Today is David Lynch’s birthday. People have been keeping vigil en masse and making a shrine to him at Bob’s Big Boy in Toluca Lake, where he famously drank a milkshake every day at 2:30, a milkshake he would later correctly say was really bad for you. I’ve had time on my hands so I’ve just sat there for a few days thinking about him, how much he meant to me, and it’s been a powerful thing to see so many people who felt the same way and cried and hugged and smoked cigarettes, which the restaurant would never let happen if it was anybody else.
One of the beautiful things about David Lynch was that you could find your people through him, how a whole community was built up around him. I’ve had a lot of really nice conversations with people who get it and we can jump right into his whole deal, what it means, means to us. So many people going through grief, not for him per se but for their own families and the city, and getting to process it communally, in a way that feels healthy. His work changed people and it was a real blessing.
It’s because it came from the heart. He was a real empathetic, compassionate, same on both sides of the fence dude. He was one of those artists you just wanted to hug and say thank you too, because he helped you process how hard this life is.
I don’t have anything fancy to say about his work except that it helped me figure out this whole bullshit, that he taught me what it means to be an artist and make art. He made it accessible and doable, even if he was cranky and crotchety about it. Also meditation and being meditative in your own work. Meditation saves lives.
People who are a little bit older than me probably got into him through the original run of Twin Peaks. I got into him by checking out Mulholland Drive my first week of school. My roommates all accused me of just watching pornography but I got to have this whole private experience of thinking about the ideas in a movie for the first time, what movies can do, and knowing I would think about it forever. (“You will see me one more time if you do good. You’ll see me two more times if you do bad” is kinda my favorite line ever, sidebar.)

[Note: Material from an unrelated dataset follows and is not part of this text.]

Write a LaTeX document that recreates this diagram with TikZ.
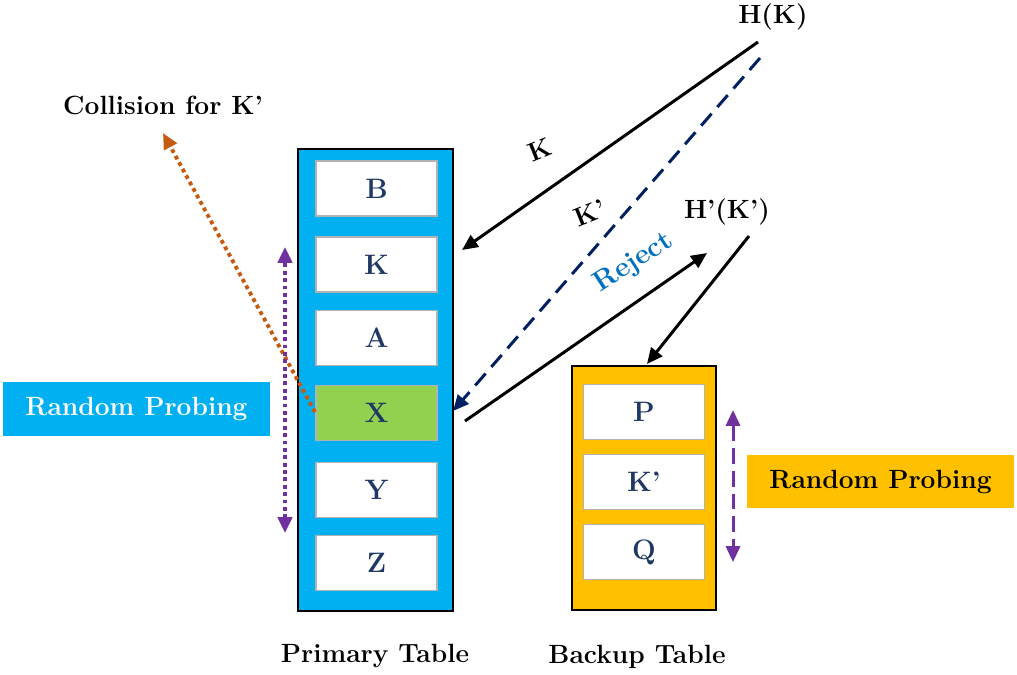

I have the rest of time to talk about things like dreams and archetypes and his perfectly unique conception of the American West. How good he was at finding faces that clearly feel things and have humanity, like Harry Dean or Laura Dern or Robert Forster. How funny but left-field powerful his little roles are in The Fabelmans or even Louie. How astonishing he was at sound design, how The Straight Story (also about death) is the greatest G-rated movie ever made, the value of stillness and repetition and having a routine you do every day, all these things, but I won’t. He’s my favorite filmmaker and I’ll get better thinking about it as I get older. I’ll just say this: at the memorial today, the sky was finally blue and it was a beautiful sunny day in Los Angeles.